2015 : une année qui commence par les attentats contre Charlie Hebdo et l’Hypercasher et qui se termine par des élections régionales aux allures de suicide démocratique. Une année au cours de laquelle la musique, habituellement défouloir collectif tout autant que refuge où soigner ses bleus à l’âme, s’est retrouvée un soir de novembre la cible d’une idéologie fasciste et déshumanisée. Une année à la bande-son forcément hédoniste.
Tame Impala – Currents
Ayant introduit des ingrédients plus disco à son rock psychédélique, l’australien Kevin Parker – l’homme derrière les partitions, les crayons, la console de mixage, la guitare, la basse, la batterie et les synthés de Tame Impala – décroche la timbale dans pratiquement tous les classements de cette fin d’année, et c’est mérité. Currents est ainsi truffé de tubes planants et dansants à la fois, que sa voix haut perchée patine d’une dimension érotique indéniable. Et puisqu’on parle d’érotisme, il nous offre en plus le clip de l’année avec The Less I Know The Better, un hymne adolescent digne des Bee Gees.
New Order – Music Complete
Les vétérans de la techno-cold-wave en ont encore dans la boite à rythme ! Inégal et schizophrène – le cortex gauche dans les friches industrielles, le droit sur le dance floor -, Music Complete n’en reste pas moins un album parfaitement dans l’air du temps, oscillant entre le meilleur de l’electro-pop et le rock indé le plus sophistiqué. On pardonnera d’autant mieux à Barney et sa bande, amputée d’un Hooky boudeur qui joue tout seul dans son coin en maugréant, les fautes de goût qui jalonnent l’album, qu’elles font ressortir l’excellence des Restless, Academic et autre Nothing But A Fool, le tout emballé dans l’une des plus belles pochettes de la décennie.
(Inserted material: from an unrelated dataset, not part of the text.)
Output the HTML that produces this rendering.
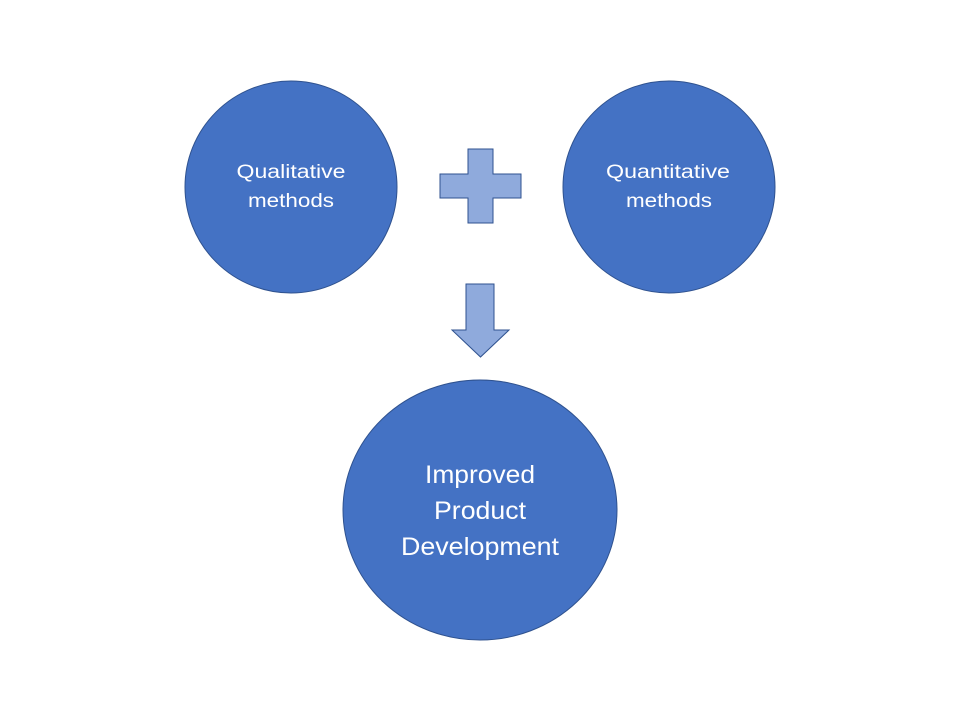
<!DOCTYPE html>
<html><head><style>body{margin:0;background:#fff}</style></head><body>
<svg width="960" height="720" xmlns="http://www.w3.org/2000/svg" style="display:block">
<rect width="960" height="720" fill="#fff"/>
<g fill="#4472C4" stroke="#2F528F" stroke-width="1">
<circle cx="291" cy="187" r="106"/>
<circle cx="669" cy="187" r="106"/>
<ellipse cx="480" cy="510" rx="137" ry="130"/>
</g>
<g fill="#8FAADC" stroke="#2F528F" stroke-width="1">
<path d="M468 149H493V174H521V198H493V223H468V198H440V174H468Z"/>
<path d="M466 284H494V330H509L480.5 357L452 330H466Z"/>
</g>
<g fill="#fff" font-family="Liberation Sans, sans-serif" text-anchor="middle">
<text x="291" y="178" font-size="19" textLength="109" lengthAdjust="spacingAndGlyphs">Qualitative</text>
<text x="291" y="207" font-size="19" textLength="86" lengthAdjust="spacingAndGlyphs">methods</text>
<text x="668" y="178" font-size="19" textLength="124" lengthAdjust="spacingAndGlyphs">Quantitative</text>
<text x="669" y="207" font-size="19" textLength="86" lengthAdjust="spacingAndGlyphs">methods</text>
<text x="480" y="483" font-size="25" textLength="110" lengthAdjust="spacingAndGlyphs">Improved</text>
<text x="480" y="519" font-size="25" textLength="92" lengthAdjust="spacingAndGlyphs">Product</text>
<text x="480" y="555" font-size="25" textLength="158" lengthAdjust="spacingAndGlyphs">Development</text>
</g>
</svg>
</body></html>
Courtney Barnett – Sometimes I Sit And Think, And Sometimes I Just Sit
L’australienne confirme en beauté les espoirs placés en elle avec son premier album, A Sea Of Split Peas, paru en 2013. Son flow un peu branleur hypnotise, son storytelling émeut, sa guitare va à l’essentiel, ses mélodies font mouches : il ne faut pas longtemps avant d’avoir envie d’en faire sa meilleure amie et de parcourir avec elle les coins paumés qu’elle illumine d’une historiette ou d’un crobard. Avec un ratio tube-tape-dans-tes-mains/remplissage largement positif, Sometimes I Sit … est le disque à roadtrip par excellence. En route !
Django Django – Born Under Saturn
Dans le genre barré, le groupe anglo-irlando-écossais avait frappé fort avec son premier album éponyme sorti en 2012 : un truc inclassable, à la fois pop, surf, world, psyché, folk, prog, trip hop …, bref, du rock de Marsupilami. Born Under Saturn engage clairement un virage vers une pop plus formatée, sans pour autant perdre en créativité, une sorte de Alt-J sous acide. Le plus gros changement pour nous, c’est qu’on peut maintenant siffloter du Django Django sous la douche et les croiser en boite. Pour Django Django, fini les salles confidentielles, direction les stades !
Albert Hammond Jr – Momentary Masters
Né avec un médiator en argent dans la bouche, Junior ne sait pas faire grand chose d’autre que du rock. Orphelin du groupe-qui-a-réinventé-le-rock&roll au début du nouveau millénaire, il n’a donc pas d’autre choix que de poursuivre en solo une carrière jusque là en filigrane mais qui prend de l’ampleur avec ce 3e album. Pour ce qui est des blouson en cuir, stratocaster, riff tranchant et batteur maigrichon, rien ne manque. C’est du côté de la voix qu’il faut voir une assurance nouvelle, une personnalité mieux assumée, un genre de Michael Stipe chantant The Strokes, pour notre plus grand bonheur. Vivement la suite.